Psychiatrists have earned a Doctor of Medicine (MD) en route to more specialized training in psychodiagnostics and the treatment of mental illness using psychotropic interventions - medication that affects mental activity, behavior, perception, or mood. While most psychiatrists receive some training in psychosocial interventions including psychotherapy, such training tends to be more limited in comparison to their medical expertise and more narrow in scope when compared to the psychosocial training of psychologists. As a result, most psychiatrists will tend to view psychological issues from a "medical model" of practice and psychopharmaceutical interventions are more likely to be entertained as a possible solution to a patient's psychological issues. Initial appointments tend to be quite detailed and typically involve a thorough investigation of presenting symptoms, medical, and psychosocial history. After an initial appointment, face-to-face contact tends to be brief (unless engaging in therapy), and usually consists of monitoring adherence to medication, perseverance of symptoms, and the discussion of possible side-effects.
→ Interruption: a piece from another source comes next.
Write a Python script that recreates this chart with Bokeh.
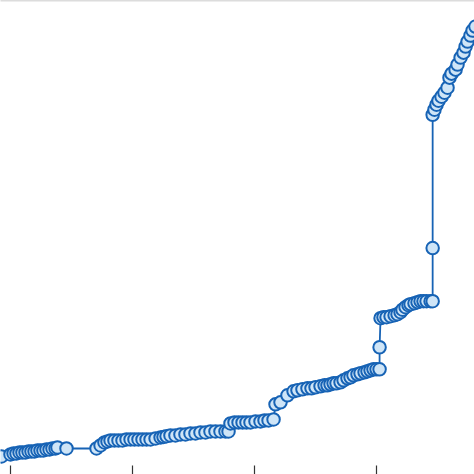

Since a psychiatrist is a physician, their services are covered under Nova Scotia's Medical Services Insurance (MSI). At the time of this writing, psychiatric referrals in Nova Scotia are limited by a shortage of psychiatrists relative to demand; it is not uncommon for first-time non-emergency patients to wait months before an initial appointment. It is therefore unsurprising that in both Canada and the United States most psychiatric medications (e.g. anti-depressants & anxiolytics) are prescribed by family physicians.



Psychologists take a path of graduate training that does not involve a medical degree, but rather a Masters or Doctoral degree in Psychology. They are not physicians and are therefore unable to prescribe medication. Their psychological training enables them to specialize in psychodiagnostic assessment, psychosocial theory, and therapeutic intervention - primarily by means of behavioral interventions or "talk therapy." While some psychologists will also adopt a "medical model" of practice (perhaps more so in the public sector where such philosophies are ever-present), most will be more inclined to conceptualize an individual's presenting issues in terms of problematic patterns of thinking, feeling, or behavior, in the context of broader interpersonal, environmental, or cultural factors. Psychologists tend to believe that such issues are often treatable through psychosocial, rather than medical interventions, and their approach often allows them to better conceptualize a therapeutic treatment plan tailored to the individual, versus their psychiatric diagnosis.

The philosophical differences between psychologists and psychiatrists are also somewhat reflected in the language used by each profession. Psychiatrists, in the medical tradition, will refer to those who seek treatment as "patients." This term implicitly suggests that the disempowered individual will play more of a passive role in the treatment process, while the expert physician draws upon their superior knowledge and expertise to prescribe an active form of treatment (e.g. medication). In comparison, psychologists will usually refer to those who seek treatment as "clients," a term which tries to put the individual on more of an equal footing with the psychologist, while acknowledging that the person seeking treatment will play an active role in the collaborative therapy process and must also share some responsibility for resolving the core issues they are looking to address. Thus, the psychologist in the role of therapist is not so much an "expert," but rather a knowledgeable guide.

I hope that the above gives a sense of how the role of psychologist and psychiatrist are different, while also acknowledging the obvious areas of overlap. Even in the course of therapy there can sometimes be a role for medication and for a good psychiatric consultation. In these situations, a psychiatrist and psychologist would ideally consult with one another about clinical progress and areas of concern.